Especialista en recaudar dinero, De Loof supo seducir, convencer y hacer de la apropiación una filosofía artística. Al fin, son las enseñanzas de su padre, el secreto familiar: juntar basura por la calle, enderezar clavos. En Shanzhai. El arte de la falsificación y la deconstrucción en China, el pensador coreano Byung-Chul Han cuestiona la idea de la originalidad, habla de la apropiación de una forma o una idea y valida la copia. Para Chul Han la originalidad no es más que un estatus. Destaca el arte “como práctica comunicativa e interactiva que transforma incesantemente la apariencia de una obra” y dice que “la riqueza de los productos shanzai en ocasiones supera al original”. De Loof ha intervenido obras y ha obtenido suculentas fajos de dólares frescos en esos actos. Pensemos solo en su apropiación de “La Libertad guiando al pueblo”, de Eugéne Delacroix… Gajes de la proteica existencia de un reciclador serial.

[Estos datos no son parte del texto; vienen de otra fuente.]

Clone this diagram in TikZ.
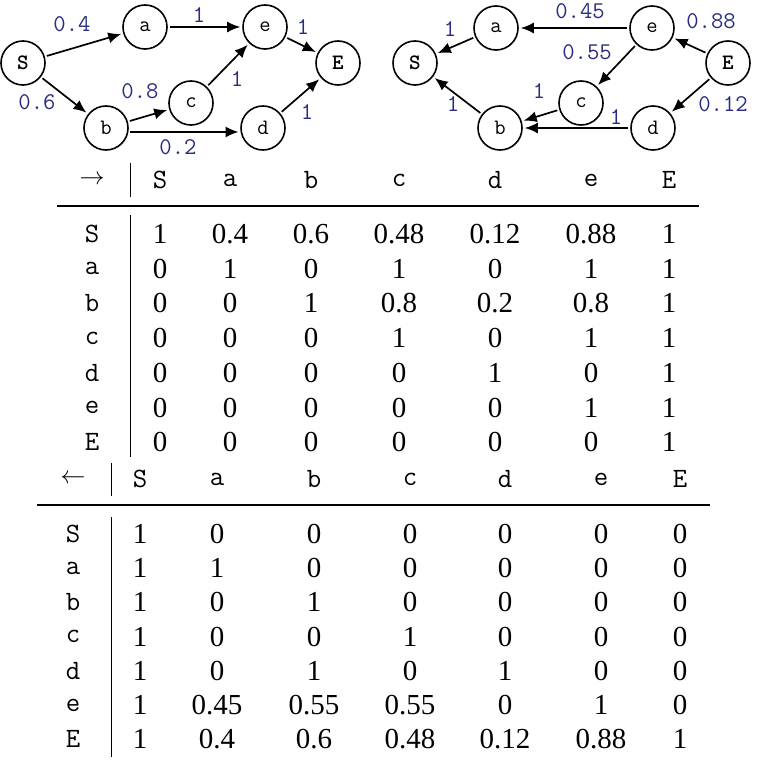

Como Manuel Puig, se dejó fascinar por el mundo de las estrellas de cine, también por la televisión y las revistas de moda. Ama tanto a Madonna como a Nini Marshall. Mientras en automático tipea en Facebook en estentórea mayúsculas y sin puntuación frases como “PEDI TAPA DE NACION EL DOMINGO AUN NO ME CONFIRMARON SERA MUCHO? o “AUNQUE ME TORTUREN LA MODA ES ARTE” o “o “NADIE ME CUENTA TODO”, se regodea en su propia mitología, perfecciona los perfiles de artista único, pide fiesta y celebración, se ríe con la desolada tristeza del Joker de Joaquin Phoenix, deja abierta todas las preguntas alrededor de lo que su figura proyecta y oculta un dolor antiguo del que no conocemos demasiado.